A las chicas se les frunce la cara cuando alguien menciona ese pendón en la entrada de su liceo. Guardan silencio, ponen los ojos en blanco y toman aire como para evitar un estallido de furia. Esa obra hizo que lo pasaran muy mal, tanto que no quieren volver a sentir el amargo sabor de boca. Hay que insistirles para que cuenten qué fue lo que ocurrió y porqué les causa tanto desagrado. De todas formas sus palabras son precavidas. No quieren hablar demasiado del tema y, a diferencia de conversaciones con ellas en las que no temen irse por las ramas y salpimentarlas con todo tipo de chistes y aspavientos, en este caso cuentan rápido lo que ocurrió y cambian el tema.

Vino un tipo que entró a la toma y nos dijo soy un artista muy importante, cuenta una de ellas. Con actitud de que iba a hacernos un favor explicó que quería crear una obra de arte sobre la revolución estudiantil, que nos iba a servir mucho y que para eso necesitaría tomar unas fotos. Le dijimos que sí, hizo lo suyo y al poco tiempo nos vinimos a enterar de un reportaje que salió en LUN, donde lo entrevistaban. Él habló de sí mismo y cuando le preguntaron porqué había elegido a esa estudiante en particular para retratarla respondió que lo hizo porque era lejos la más sensual. Nosotras nos apestamos con esa actitud, además nos instaló la foto en la entrada del liceo.

Sin embargo, nadie la sacó de ahí.

La chica retratada es Cristina. Al igual que Alina ella es muy joven, apenas dieciséis años, y aunque no está entre las dirigentas es de las más comprometidas. Por eso, ahora que solo queda un puñado de alumnas aguantando la toma, ella sigue aquí, cada día sin interrupción. Cuando el liceo parece estar vacío, porque todas andan en sus piezas ya que no hay una reunión ni horas de trabajo, se la puede encontrar en la cocina. Es la única que sabe cocinar, y lo hace muy bien. Esta vez prepara unos tallarines con salsas de dos sabores, muy sazonadas. Lo que más les hace falta, dice, son frutas y verduras, porque se echan a perder rápido y a todas se les olvida comprarlas. En cambio tienen muchas latas o cosas empaquetadas que ella hace rendir sacándoles sabor como con esa receta. Ella definitivamente no quiere tocar el tema de la fotografía, si se le pregunta por el pendón hace un gesto con la mano como si cambiara la página de un libro frente a su cara y se concentra aun más en el ajo que está picando finamente.

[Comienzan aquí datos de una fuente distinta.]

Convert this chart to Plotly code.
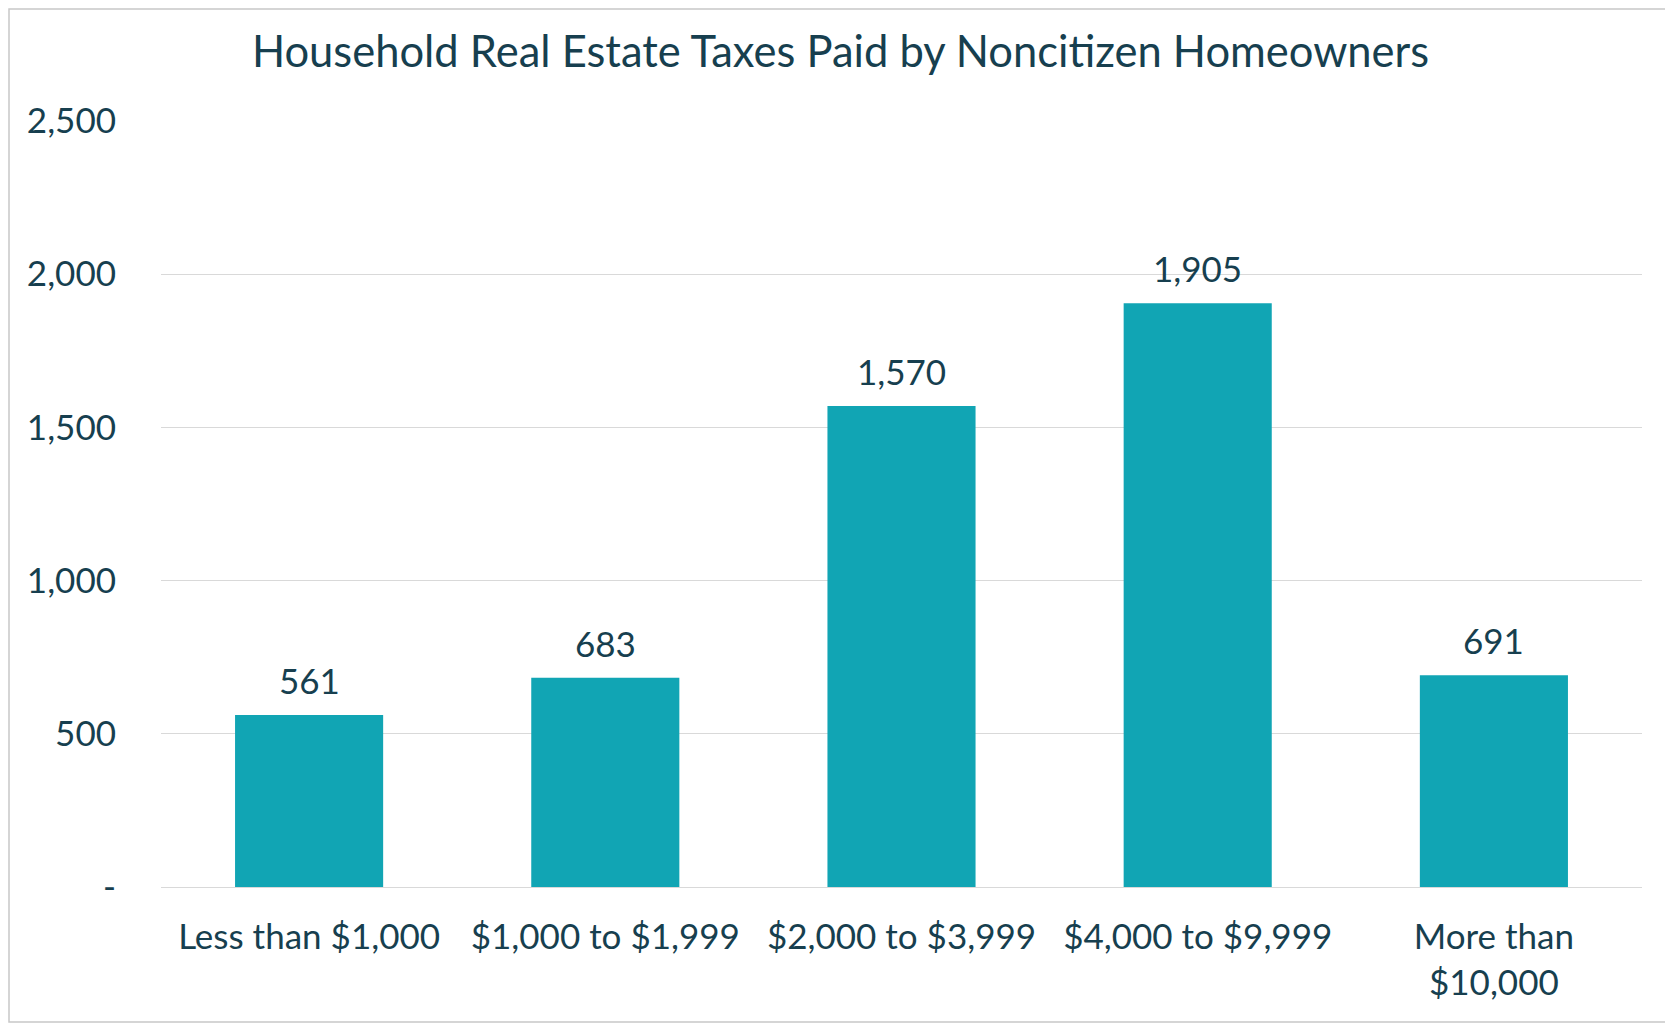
import plotly.graph_objects as go

categories = ["Less than $1,000", "$1,000 to $1,999", "$2,000 to $3,999", "$4,000 to $9,999", "More than<br>$10,000"]
values = [561, 683, 1570, 1905, 691]
tick_vals = [0, 500, 1000, 1500, 2000, 2500]
tick_text = ["-", "500", "1,000", "1,500", "2,000", "2,500"]

TXT = "#173f4f"
FONT = "Lato, 'Open Sans', sans-serif"

W, H = 1665, 1015
L, R, T, B = 153, 31, 113, 136
PW, PH = W - L - R, H - T - B

fig = go.Figure(go.Bar(
    x=categories, y=values,
    marker=dict(color="#11a5b4", line=dict(width=0)),
    hoverinfo="x+y",
))

for c, v in zip(categories, values):
    fig.add_annotation(x=c, y=v, text=f"{v:,}", showarrow=False,
                       xanchor="center", yanchor="bottom", yshift=12,
                       font=dict(size=35, color=TXT, family=FONT))

fig.update_layout(
    width=W, height=H,
    margin=dict(l=L, r=R, t=T, b=B),
    paper_bgcolor="white", plot_bgcolor="white",
    bargap=0.5,
    showlegend=False,
    title=dict(text="Household Real Estate Taxes Paid by Noncitizen Homeowners",
               x=0.5, xref="container", xanchor="center",
               y=1 - 44/H, yref="container", yanchor="middle",
               font=dict(size=43.5, color=TXT, family=FONT)),
    font=dict(family=FONT, color=TXT),
    xaxis=dict(showgrid=False, showline=False, zeroline=False, ticks="",
               tickfont=dict(size=35, color=TXT, family=FONT),
               ticklabelstandoff=26),
    yaxis=dict(range=[0, 2500], tickvals=tick_vals, ticktext=tick_text,
               showgrid=True, gridcolor="#d9d9d9", gridwidth=1.3,
               zeroline=True, zerolinecolor="#d9d9d9", zerolinewidth=1.3,
               showline=False, ticks="",
               tickfont=dict(size=35, color=TXT, family=FONT),
               ticklabelstandoff=44),
    shapes=[dict(type="rect", xref="paper", yref="paper",
                 x0=-(L - 1) / PW, x1=1 + (R - 1) / PW, y0=-(B - 1) / PH, y1=1 + (T - 1) / PH,
                 line=dict(color="#c8c8c8", width=1.5), fillcolor="rgba(0,0,0,0)")],
)

fig.write_html("out.html")
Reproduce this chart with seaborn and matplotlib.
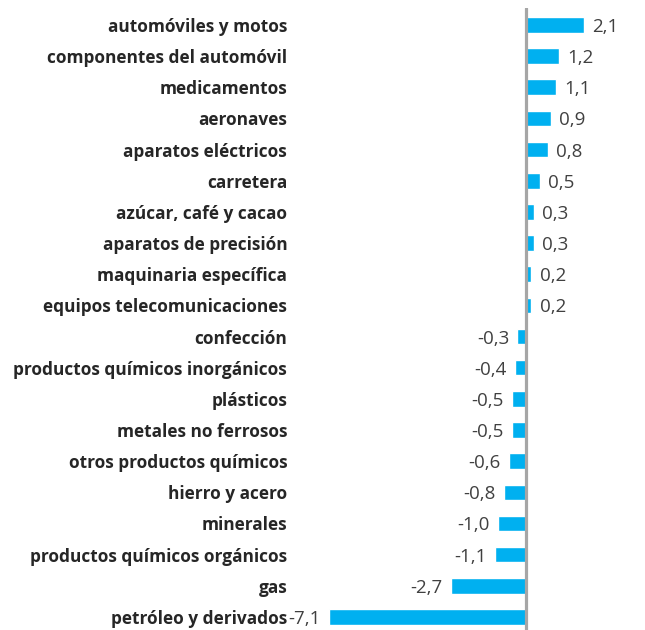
import pandas as pd
import seaborn as sns
import matplotlib.pyplot as plt

# categories and values (top to bottom)
categorias = ['automóviles y motos', 'componentes del automóvil', 'medicamentos',
              'aeronaves', 'aparatos eléctricos', 'carretera', 'azúcar, café y cacao',
              'aparatos de precisión', 'maquinaria específica', 'equipos telecomunicaciones',
              'confección', 'productos químicos inorgánicos', 'plásticos',
              'metales no ferrosos', 'otros productos químicos', 'hierro y acero',
              'minerales', 'productos químicos orgánicos', 'gas', 'petróleo y derivados']
valores = [2.1, 1.2, 1.1, 0.9, 0.8, 0.5, 0.3, 0.3, 0.2, 0.2,
           -0.3, -0.4, -0.5, -0.5, -0.6, -0.8, -1.0, -1.1, -2.7, -7.1]

df = pd.DataFrame({'categoria': categorias, 'valor': valores})

sns.set_style('white')
plt.rcParams['font.family'] = ['Open Sans', 'DejaVu Sans']

fig = plt.figure(figsize=(6.45, 6.30), dpi=100)
ax = fig.add_axes([290 / 645, 0, 355 / 645, 622 / 630])

sns.barplot(data=df, x='valor', y='categoria', orient='h', color='#00B0F0',
            saturation=1, width=0.5, ax=ax)

ax.set_xlim(-8.5, 4.3)
ax.set_ylim(19.42, -0.545)
ax.axvline(0, color='#A6A6A6', lw=2.3, zorder=3)

for i, v in enumerate(valores):
    txt = f'{v:.1f}'.replace('.', ',')
    if v >= 0:
        ax.annotate(txt, (v, i), xytext=(6, 0), textcoords='offset points',
                    ha='left', va='center_baseline', fontsize=13.5, color='#404040')
    else:
        ax.annotate(txt, (v, i), xytext=(-6, 0), textcoords='offset points',
                    ha='right', va='center_baseline', fontsize=13.5, color='#404040')

ax.set_xlabel('')
ax.set_ylabel('')
ax.set_xticks([])
ax.tick_params(axis='y', length=0, pad=2)
for lab in ax.get_yticklabels():
    lab.set_fontweight('bold')
    lab.set_fontsize(12.4)
    lab.set_color('#262626')
sns.despine(ax=ax, left=True, bottom=True)

fig.savefig('out.png', dpi=100)
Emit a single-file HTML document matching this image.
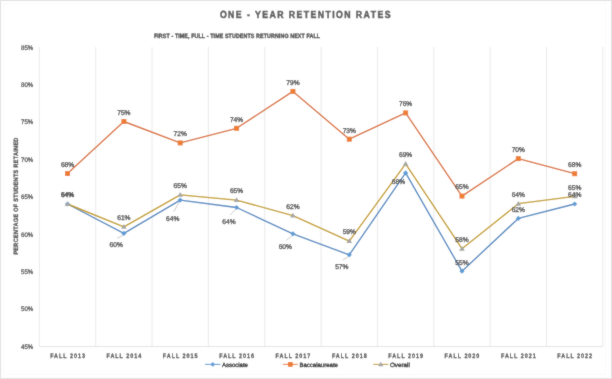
<!DOCTYPE html><html><head><meta charset="utf-8"><style>
html,body{margin:0;padding:0;background:#fff;}
body{width:612px;height:379px;overflow:hidden;}
svg{display:block;}
#c{width:612px;height:379px;}
text{font-family:"Liberation Sans",sans-serif;fill:#595959;stroke:#595959;text-rendering:geometricPrecision;}
.title{font-size:10.3px;font-weight:bold;stroke-width:0.55px;}
.sub{font-size:6.2px;font-weight:bold;stroke-width:0.35px;fill:#4a4a4a;stroke:#4a4a4a;}
.ytitle{font-size:6.3px;font-weight:bold;stroke-width:0.3px;fill:#4a4a4a;stroke:#4a4a4a;}
.yl{font-size:6.6px;stroke-width:0.35px;}
.xl{font-size:6.4px;font-weight:bold;stroke-width:0.25px;fill:#4a4a4a;stroke:#4a4a4a;}
.dl{font-size:7px;stroke-width:0.4px;}
.lg{font-size:6.1px;fill:#333;stroke:#333;stroke-width:0.35px;}
</style></head><body><div id="c"><svg width="612" height="379" viewBox="0 0 612 379"><defs><filter id="f" x="0" y="0" width="612" height="379" filterUnits="userSpaceOnUse"><feConvolveMatrix order="3" kernelMatrix="1 2 1 2 20 2 1 2 1" divisor="32" edgeMode="duplicate"/></filter></defs><g filter="url(#f)"><rect x="0.5" y="0.5" width="611" height="378" fill="#fff" stroke="#E2E2E2" stroke-width="1"/><rect x="3.5" y="3.5" width="602" height="371" fill="none" stroke="#FAFAFA" stroke-width="1"/><line x1="39.35" y1="47" x2="39.35" y2="346" stroke="#E3E3E3" stroke-width="0.8"/><line x1="95.70" y1="47" x2="95.70" y2="346" stroke="#E3E3E3" stroke-width="0.8"/><line x1="152.05" y1="47" x2="152.05" y2="346" stroke="#E3E3E3" stroke-width="0.8"/><line x1="208.40" y1="47" x2="208.40" y2="346" stroke="#E3E3E3" stroke-width="0.8"/><line x1="264.75" y1="47" x2="264.75" y2="346" stroke="#E3E3E3" stroke-width="0.8"/><line x1="321.10" y1="47" x2="321.10" y2="346" stroke="#E3E3E3" stroke-width="0.8"/><line x1="377.45" y1="47" x2="377.45" y2="346" stroke="#E3E3E3" stroke-width="0.8"/><line x1="433.80" y1="47" x2="433.80" y2="346" stroke="#E3E3E3" stroke-width="0.8"/><line x1="490.15" y1="47" x2="490.15" y2="346" stroke="#E3E3E3" stroke-width="0.8"/><line x1="546.50" y1="47" x2="546.50" y2="346" stroke="#E3E3E3" stroke-width="0.8"/><line x1="602.85" y1="47" x2="602.85" y2="346" stroke="#E3E3E3" stroke-width="0.8"/><line x1="39.35" y1="346.5" x2="602.85" y2="346.5" stroke="#D9D9D9" stroke-width="0.75"/><text class="yl" x="21" y="49.50" textLength="12.2" lengthAdjust="spacingAndGlyphs">85%</text><text class="yl" x="21" y="86.90" textLength="12.2" lengthAdjust="spacingAndGlyphs">80%</text><text class="yl" x="21" y="124.30" textLength="12.2" lengthAdjust="spacingAndGlyphs">75%</text><text class="yl" x="21" y="161.70" textLength="12.2" lengthAdjust="spacingAndGlyphs">70%</text><text class="yl" x="21" y="199.10" textLength="12.2" lengthAdjust="spacingAndGlyphs">65%</text><text class="yl" x="21" y="236.50" textLength="12.2" lengthAdjust="spacingAndGlyphs">60%</text><text class="yl" x="21" y="273.90" textLength="12.2" lengthAdjust="spacingAndGlyphs">55%</text><text class="yl" x="21" y="311.30" textLength="12.2" lengthAdjust="spacingAndGlyphs">50%</text><text class="yl" x="21" y="348.70" textLength="12.2" lengthAdjust="spacingAndGlyphs">45%</text><text class="xl" transform="translate(50.13,357.6) scale(0.85,1)" textLength="40.94" lengthAdjust="spacing">FALL 2013</text><text class="xl" transform="translate(106.47,357.6) scale(0.85,1)" textLength="40.94" lengthAdjust="spacing">FALL 2014</text><text class="xl" transform="translate(162.82,357.6) scale(0.85,1)" textLength="40.94" lengthAdjust="spacing">FALL 2015</text><text class="xl" transform="translate(219.17,357.6) scale(0.85,1)" textLength="40.94" lengthAdjust="spacing">FALL 2016</text><text class="xl" transform="translate(275.53,357.6) scale(0.85,1)" textLength="40.94" lengthAdjust="spacing">FALL 2017</text><text class="xl" transform="translate(331.88,357.6) scale(0.85,1)" textLength="40.94" lengthAdjust="spacing">FALL 2018</text><text class="xl" transform="translate(388.23,357.6) scale(0.85,1)" textLength="40.94" lengthAdjust="spacing">FALL 2019</text><text class="xl" transform="translate(444.58,357.6) scale(0.85,1)" textLength="40.94" lengthAdjust="spacing">FALL 2020</text><text class="xl" transform="translate(500.93,357.6) scale(0.85,1)" textLength="40.94" lengthAdjust="spacing">FALL 2021</text><text class="xl" transform="translate(557.28,357.6) scale(0.85,1)" textLength="40.94" lengthAdjust="spacing">FALL 2022</text><text class="title" transform="translate(219.9,17.6) scale(0.85,1)" x="0" y="0" textLength="200.71" lengthAdjust="spacing">ONE - YEAR RETENTION RATES</text><text class="sub" transform="translate(153.9,38.2) scale(0.86,1)" textLength="193.26" lengthAdjust="spacing">FIRST - TIME, FULL - TIME STUDENTS RETURNING NEXT FALL</text><text class="ytitle" transform="translate(17.5,254.6) rotate(-90) scale(0.88,1)" textLength="132.95" lengthAdjust="spacing">PERCENTAGE OF STUDENTS RETAINED</text><line x1="117.20" y1="238.30" x2="122.88" y2="235.40" stroke="#BDB3B3" stroke-width="0.7"/><line x1="173.70" y1="211.80" x2="179.22" y2="202.10" stroke="#BDB3B3" stroke-width="0.7"/><line x1="230.00" y1="215.00" x2="235.57" y2="209.50" stroke="#BDB3B3" stroke-width="0.7"/><line x1="286.30" y1="240.40" x2="291.93" y2="235.80" stroke="#BDB3B3" stroke-width="0.7"/><line x1="342.80" y1="260.00" x2="348.28" y2="256.80" stroke="#BDB3B3" stroke-width="0.7"/><polyline points="67.53,204.00 123.88,233.40 180.22,200.10 236.57,207.50 292.93,233.80 349.28,254.80 405.63,172.90 461.98,271.20 518.33,218.40 574.68,204.00" fill="none" stroke="#4A84BF" stroke-width="1.35" stroke-linejoin="round"/><polyline points="67.53,173.50 123.88,121.50 180.22,142.90 236.57,128.30 292.93,91.40 349.28,139.20 405.63,112.90 461.98,196.10 518.33,158.60 574.68,173.70" fill="none" stroke="#D96A2C" stroke-width="1.35" stroke-linejoin="round"/><polyline points="67.53,204.00 123.88,226.80 180.22,194.80 236.57,200.10 292.93,215.60 349.28,241.10 405.63,163.90 461.98,248.70 518.33,203.70 574.68,196.30" fill="none" stroke="#C29A10" stroke-width="1.35" stroke-linejoin="round"/><path d="M67.53,201.40L70.12,204.00L67.53,206.60L64.93,204.00Z" fill="#5B9BD5"/><path d="M123.88,230.80L126.47,233.40L123.88,236.00L121.28,233.40Z" fill="#5B9BD5"/><path d="M180.22,197.50L182.82,200.10L180.22,202.70L177.62,200.10Z" fill="#5B9BD5"/><path d="M236.57,204.90L239.17,207.50L236.57,210.10L233.97,207.50Z" fill="#5B9BD5"/><path d="M292.93,231.20L295.53,233.80L292.93,236.40L290.32,233.80Z" fill="#5B9BD5"/><path d="M349.28,252.20L351.88,254.80L349.28,257.40L346.68,254.80Z" fill="#5B9BD5"/><path d="M405.63,170.30L408.23,172.90L405.63,175.50L403.03,172.90Z" fill="#5B9BD5"/><path d="M461.98,268.60L464.58,271.20L461.98,273.80L459.38,271.20Z" fill="#5B9BD5"/><path d="M518.33,215.80L520.93,218.40L518.33,221.00L515.73,218.40Z" fill="#5B9BD5"/><path d="M574.68,201.40L577.28,204.00L574.68,206.60L572.08,204.00Z" fill="#5B9BD5"/><rect x="65.03" y="171.00" width="5.0" height="5.0" fill="#ED7D31"/><rect x="121.38" y="119.00" width="5.0" height="5.0" fill="#ED7D31"/><rect x="177.72" y="140.40" width="5.0" height="5.0" fill="#ED7D31"/><rect x="234.07" y="125.80" width="5.0" height="5.0" fill="#ED7D31"/><rect x="290.43" y="88.90" width="5.0" height="5.0" fill="#ED7D31"/><rect x="346.78" y="136.70" width="5.0" height="5.0" fill="#ED7D31"/><rect x="403.13" y="110.40" width="5.0" height="5.0" fill="#ED7D31"/><rect x="459.48" y="193.60" width="5.0" height="5.0" fill="#ED7D31"/><rect x="515.83" y="156.10" width="5.0" height="5.0" fill="#ED7D31"/><rect x="572.18" y="171.20" width="5.0" height="5.0" fill="#ED7D31"/><path d="M67.53,201.20L70.33,205.96L64.73,205.96Z" fill="#A5A5A5"/><path d="M123.88,224.00L126.67,228.76L121.08,228.76Z" fill="#A5A5A5"/><path d="M180.22,192.00L183.03,196.76L177.42,196.76Z" fill="#A5A5A5"/><path d="M236.57,197.30L239.38,202.06L233.77,202.06Z" fill="#A5A5A5"/><path d="M292.93,212.80L295.73,217.56L290.12,217.56Z" fill="#A5A5A5"/><path d="M349.28,238.30L352.08,243.06L346.48,243.06Z" fill="#A5A5A5"/><path d="M405.63,161.10L408.43,165.86L402.83,165.86Z" fill="#A5A5A5"/><path d="M461.98,245.90L464.78,250.66L459.18,250.66Z" fill="#A5A5A5"/><path d="M518.33,200.90L521.12,205.66L515.53,205.66Z" fill="#A5A5A5"/><path d="M574.68,193.50L577.48,198.26L571.88,198.26Z" fill="#A5A5A5"/><text class="dl" x="67.53" y="166.80" text-anchor="middle" textLength="13.3" lengthAdjust="spacingAndGlyphs">68%</text><text class="dl" x="123.88" y="114.80" text-anchor="middle" textLength="13.3" lengthAdjust="spacingAndGlyphs">75%</text><text class="dl" x="180.22" y="136.20" text-anchor="middle" textLength="13.3" lengthAdjust="spacingAndGlyphs">72%</text><text class="dl" x="236.57" y="121.60" text-anchor="middle" textLength="13.3" lengthAdjust="spacingAndGlyphs">74%</text><text class="dl" x="292.93" y="84.70" text-anchor="middle" textLength="13.3" lengthAdjust="spacingAndGlyphs">79%</text><text class="dl" x="349.28" y="132.50" text-anchor="middle" textLength="13.3" lengthAdjust="spacingAndGlyphs">73%</text><text class="dl" x="405.63" y="106.20" text-anchor="middle" textLength="13.3" lengthAdjust="spacingAndGlyphs">76%</text><text class="dl" x="461.98" y="189.40" text-anchor="middle" textLength="13.3" lengthAdjust="spacingAndGlyphs">65%</text><text class="dl" x="518.33" y="151.90" text-anchor="middle" textLength="13.3" lengthAdjust="spacingAndGlyphs">70%</text><text class="dl" x="574.68" y="167.00" text-anchor="middle" textLength="13.3" lengthAdjust="spacingAndGlyphs">68%</text><text class="dl" x="67.53" y="197.30" text-anchor="middle" textLength="13.3" lengthAdjust="spacingAndGlyphs">64%</text><text class="dl" x="123.88" y="220.10" text-anchor="middle" textLength="13.3" lengthAdjust="spacingAndGlyphs">61%</text><text class="dl" x="180.22" y="188.10" text-anchor="middle" textLength="13.3" lengthAdjust="spacingAndGlyphs">65%</text><text class="dl" x="236.57" y="193.40" text-anchor="middle" textLength="13.3" lengthAdjust="spacingAndGlyphs">65%</text><text class="dl" x="292.93" y="208.90" text-anchor="middle" textLength="13.3" lengthAdjust="spacingAndGlyphs">62%</text><text class="dl" x="349.28" y="234.40" text-anchor="middle" textLength="13.3" lengthAdjust="spacingAndGlyphs">59%</text><text class="dl" x="405.63" y="157.20" text-anchor="middle" textLength="13.3" lengthAdjust="spacingAndGlyphs">69%</text><text class="dl" x="461.98" y="242.00" text-anchor="middle" textLength="13.3" lengthAdjust="spacingAndGlyphs">58%</text><text class="dl" x="518.33" y="197.00" text-anchor="middle" textLength="13.3" lengthAdjust="spacingAndGlyphs">64%</text><text class="dl" x="574.68" y="189.60" text-anchor="middle" textLength="13.3" lengthAdjust="spacingAndGlyphs">65%</text><text class="dl" x="67.53" y="197.30" text-anchor="middle" textLength="13.3" lengthAdjust="spacingAndGlyphs">64%</text><text class="dl" x="116.20" y="247.10" text-anchor="middle" textLength="13.3" lengthAdjust="spacingAndGlyphs">60%</text><text class="dl" x="172.70" y="220.60" text-anchor="middle" textLength="13.3" lengthAdjust="spacingAndGlyphs">64%</text><text class="dl" x="229.00" y="223.80" text-anchor="middle" textLength="13.3" lengthAdjust="spacingAndGlyphs">64%</text><text class="dl" x="285.30" y="249.20" text-anchor="middle" textLength="13.3" lengthAdjust="spacingAndGlyphs">60%</text><text class="dl" x="341.80" y="268.80" text-anchor="middle" textLength="13.3" lengthAdjust="spacingAndGlyphs">57%</text><text class="dl" x="398.40" y="184.40" text-anchor="middle" textLength="13.3" lengthAdjust="spacingAndGlyphs">68%</text><text class="dl" x="461.98" y="264.50" text-anchor="middle" textLength="13.3" lengthAdjust="spacingAndGlyphs">55%</text><text class="dl" x="518.33" y="211.70" text-anchor="middle" textLength="13.3" lengthAdjust="spacingAndGlyphs">62%</text><text class="dl" x="574.68" y="197.30" text-anchor="middle" textLength="13.3" lengthAdjust="spacingAndGlyphs">64%</text><line x1="205.1" y1="364.4" x2="220.4" y2="364.4" stroke="#5B9BD5" stroke-width="1.1"/><path d="M212.75,362.0L215.15,364.4L212.75,366.79999999999995L210.35,364.4Z" fill="#5B9BD5"/><text class="lg" x="221.9" y="366.79999999999995" textLength="26" lengthAdjust="spacingAndGlyphs">Associate</text><line x1="283" y1="364.4" x2="297.7" y2="364.4" stroke="#ED7D31" stroke-width="1.1"/><rect x="287.95000000000005" y="362.0" width="4.8" height="4.8" fill="#ED7D31"/><text class="lg" x="299.4" y="366.79999999999995" textLength="38.6" lengthAdjust="spacingAndGlyphs">Baccalaureate</text><line x1="373.2" y1="364.4" x2="388.4" y2="364.4" stroke="#C9A02A" stroke-width="1.1"/><path d="M380.79999999999995,361.79999999999995L383.4,366.21999999999997L378.19999999999993,366.21999999999997Z" fill="#A5A5A5"/><text class="lg" x="389.9" y="366.79999999999995" textLength="20" lengthAdjust="spacingAndGlyphs">Overall</text></g></svg></div></body></html>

Es cierto que Cristina es sensual, para qué mentir, pero a ninguna puede parecerle motivo suficiente cuando se cuelga una pancarta que intenta representar a la revolución estudiantil. Piensan que en este caso sería más apropiado elegirla porque es la cocinera del grupo, por ejemplo, porque a diario trabaja en todos los compromisos de la toma, porque es de las pocas que se lleva bien con todas y no se ha peleado, porque es criada por su abuela y viene de una familia políticamente activa. En fin, podrían elegirse varios motivos que la harían un caso interesante antes que ser retratada antes que por su sensualidad. Esto sin mencionar que un hombre de mediana edad hable así públicamente de una estudiante que aun no es completamente mujer.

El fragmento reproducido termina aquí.